* **Aim**
Can you transcribe the data exactly? Leave the pictures out.

* **Dataset content**
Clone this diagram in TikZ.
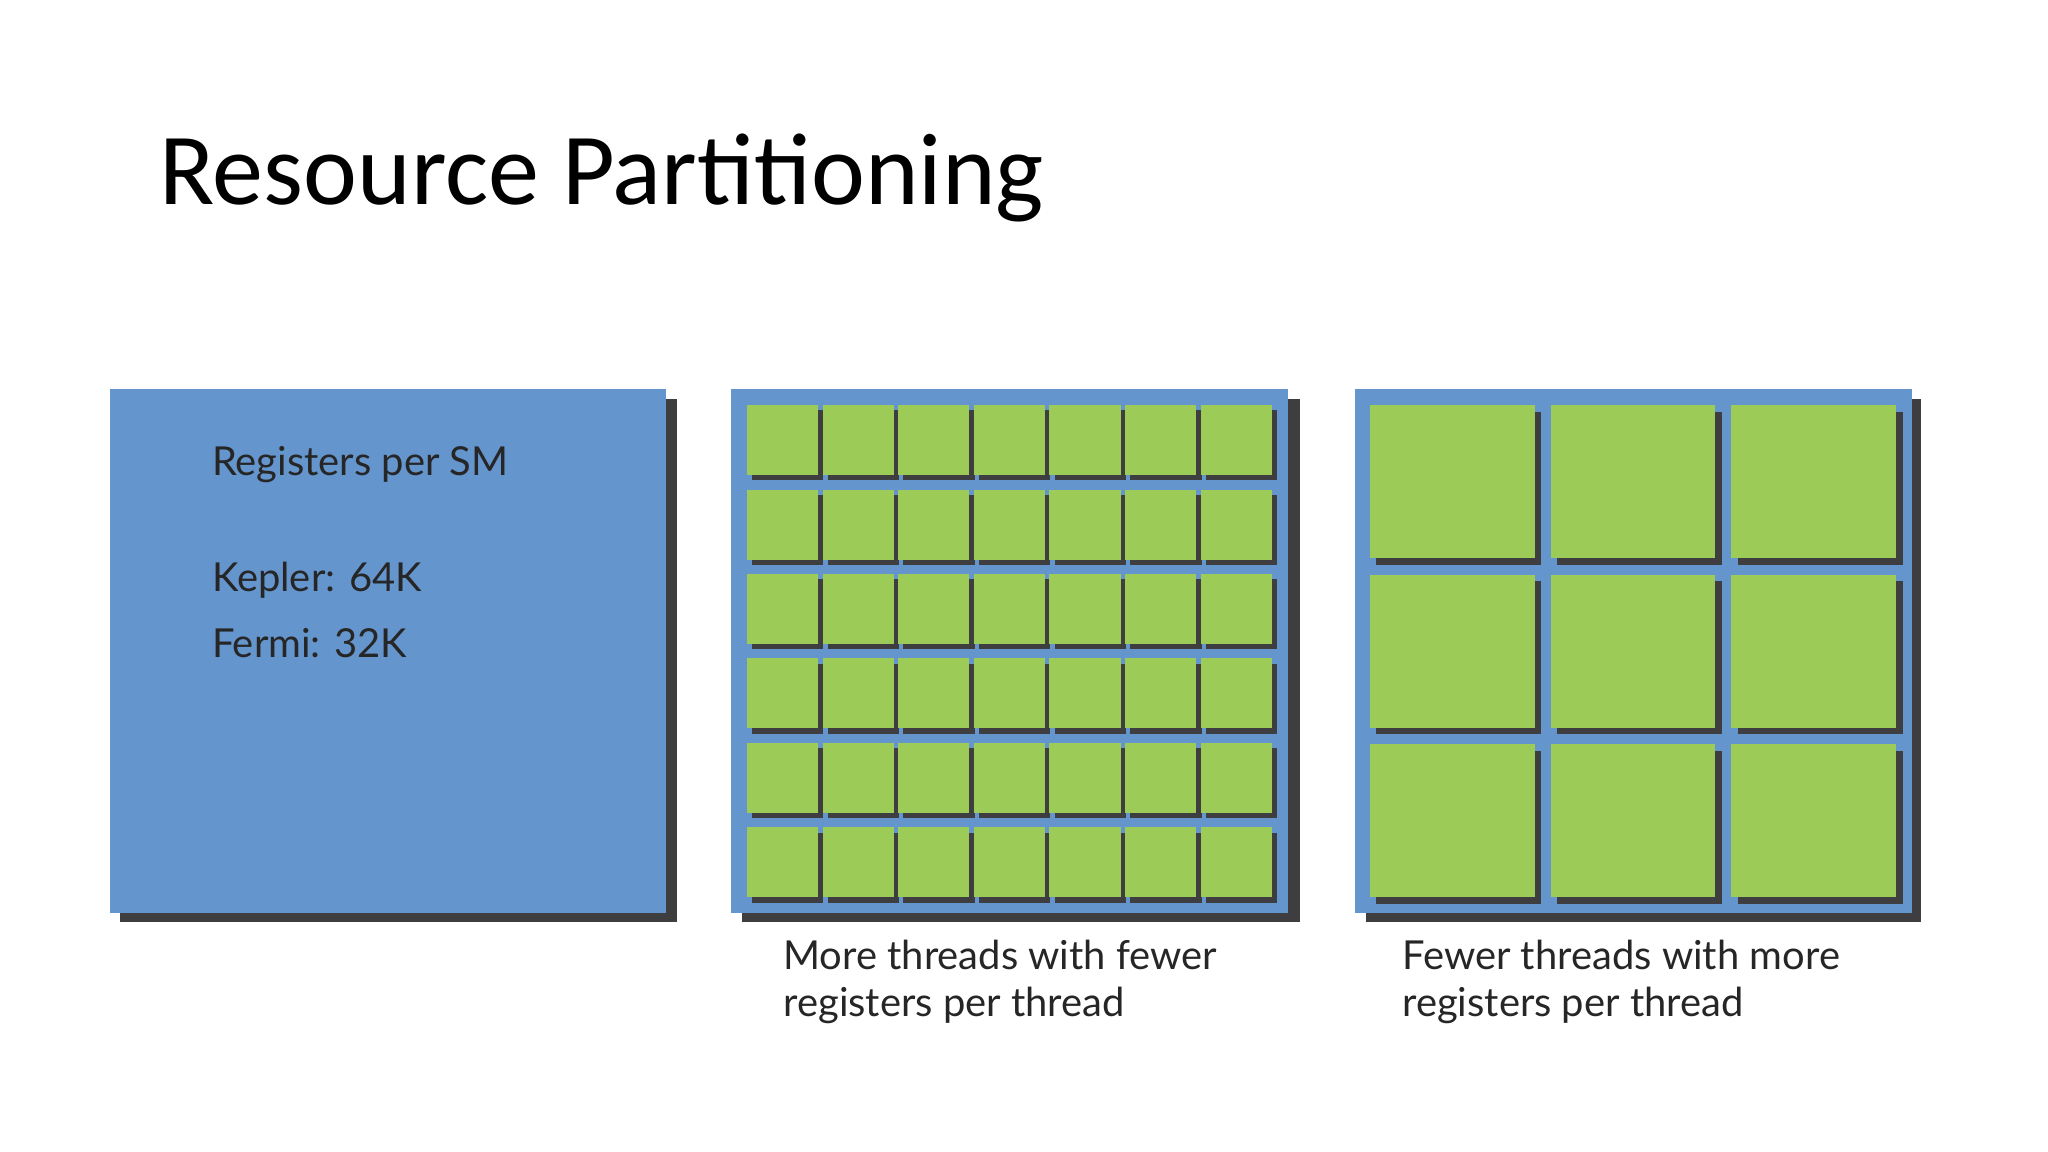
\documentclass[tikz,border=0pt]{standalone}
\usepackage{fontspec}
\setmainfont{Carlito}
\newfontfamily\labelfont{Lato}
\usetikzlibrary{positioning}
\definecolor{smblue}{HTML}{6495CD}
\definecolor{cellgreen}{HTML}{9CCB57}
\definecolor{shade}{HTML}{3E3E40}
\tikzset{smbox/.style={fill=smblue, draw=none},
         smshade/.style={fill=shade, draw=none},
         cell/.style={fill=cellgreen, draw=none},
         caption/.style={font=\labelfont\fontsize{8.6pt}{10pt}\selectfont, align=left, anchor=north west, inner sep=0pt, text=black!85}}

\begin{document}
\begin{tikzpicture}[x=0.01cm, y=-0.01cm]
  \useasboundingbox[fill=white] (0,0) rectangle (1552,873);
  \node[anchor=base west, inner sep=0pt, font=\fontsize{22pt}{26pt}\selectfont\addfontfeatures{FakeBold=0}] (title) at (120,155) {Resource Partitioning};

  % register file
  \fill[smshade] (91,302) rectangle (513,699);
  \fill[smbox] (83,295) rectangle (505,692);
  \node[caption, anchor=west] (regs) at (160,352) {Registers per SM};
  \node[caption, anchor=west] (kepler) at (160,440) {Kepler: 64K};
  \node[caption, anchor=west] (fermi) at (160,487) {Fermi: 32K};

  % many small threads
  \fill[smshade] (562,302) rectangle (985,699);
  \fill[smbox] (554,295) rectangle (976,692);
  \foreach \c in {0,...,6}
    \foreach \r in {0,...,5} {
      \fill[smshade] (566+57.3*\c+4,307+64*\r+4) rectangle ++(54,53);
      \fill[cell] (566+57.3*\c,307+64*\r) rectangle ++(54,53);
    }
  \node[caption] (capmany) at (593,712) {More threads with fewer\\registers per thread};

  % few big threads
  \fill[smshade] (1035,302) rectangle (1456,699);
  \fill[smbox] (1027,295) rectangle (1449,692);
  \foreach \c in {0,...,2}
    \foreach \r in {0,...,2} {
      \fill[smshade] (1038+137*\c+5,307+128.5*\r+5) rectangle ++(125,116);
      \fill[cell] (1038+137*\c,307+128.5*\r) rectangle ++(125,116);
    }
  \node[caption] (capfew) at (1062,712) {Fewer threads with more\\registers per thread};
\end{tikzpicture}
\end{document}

* **Response to the exercise**
Clone this diagram in TikZ.
\documentclass[tikz,border=0pt]{standalone}
\usepackage{fontspec}
\setmainfont{Carlito}
\newfontfamily\labelfont{Lato}
\usetikzlibrary{positioning}
\definecolor{smblue}{HTML}{6495CD}
\definecolor{cellgreen}{HTML}{9CCB57}
\definecolor{shade}{HTML}{3E3E40}
\tikzset{smbox/.style={fill=smblue, draw=none},
         smshade/.style={fill=shade, draw=none},
         cell/.style={fill=cellgreen, draw=none},
         caption/.style={font=\labelfont\fontsize{8.6pt}{10pt}\selectfont, align=left, anchor=north west, inner sep=0pt, text=black!85}}

\begin{document}
\begin{tikzpicture}[x=0.01cm, y=-0.01cm]
  \useasboundingbox[fill=white] (0,0) rectangle (1552,873);
  \node[anchor=base west, inner sep=0pt, font=\fontsize{22pt}{26pt}\selectfont\addfontfeatures{FakeBold=0}] (title) at (120,155) {Resource Partitioning};

  % register file
  \fill[smshade] (91,302) rectangle (513,699);
  \fill[smbox] (83,295) rectangle (505,692);
  \node[caption, anchor=west] (regs) at (160,352) {Registers per SM};
  \node[caption, anchor=west] (kepler) at (160,440) {Kepler: 64K};
  \node[caption, anchor=west] (fermi) at (160,487) {Fermi: 32K};

  % many small threads
  \fill[smshade] (562,302) rectangle (985,699);
  \fill[smbox] (554,295) rectangle (976,692);
  \foreach \c in {0,...,6}
    \foreach \r in {0,...,5} {
      \fill[smshade] (566+57.3*\c+4,307+64*\r+4) rectangle ++(54,53);
      \fill[cell] (566+57.3*\c,307+64*\r) rectangle ++(54,53);
    }
  \node[caption] (capmany) at (593,712) {More threads with fewer\\registers per thread};

  % few big threads
  \fill[smshade] (1035,302) rectangle (1456,699);
  \fill[smbox] (1027,295) rectangle (1449,692);
  \foreach \c in {0,...,2}
    \foreach \r in {0,...,2} {
      \fill[smshade] (1038+137*\c+5,307+128.5*\r+5) rectangle ++(125,116);
      \fill[cell] (1038+137*\c,307+128.5*\r) rectangle ++(125,116);
    }
  \node[caption] (capfew) at (1062,712) {Fewer threads with more\\registers per thread};
\end{tikzpicture}
\end{document}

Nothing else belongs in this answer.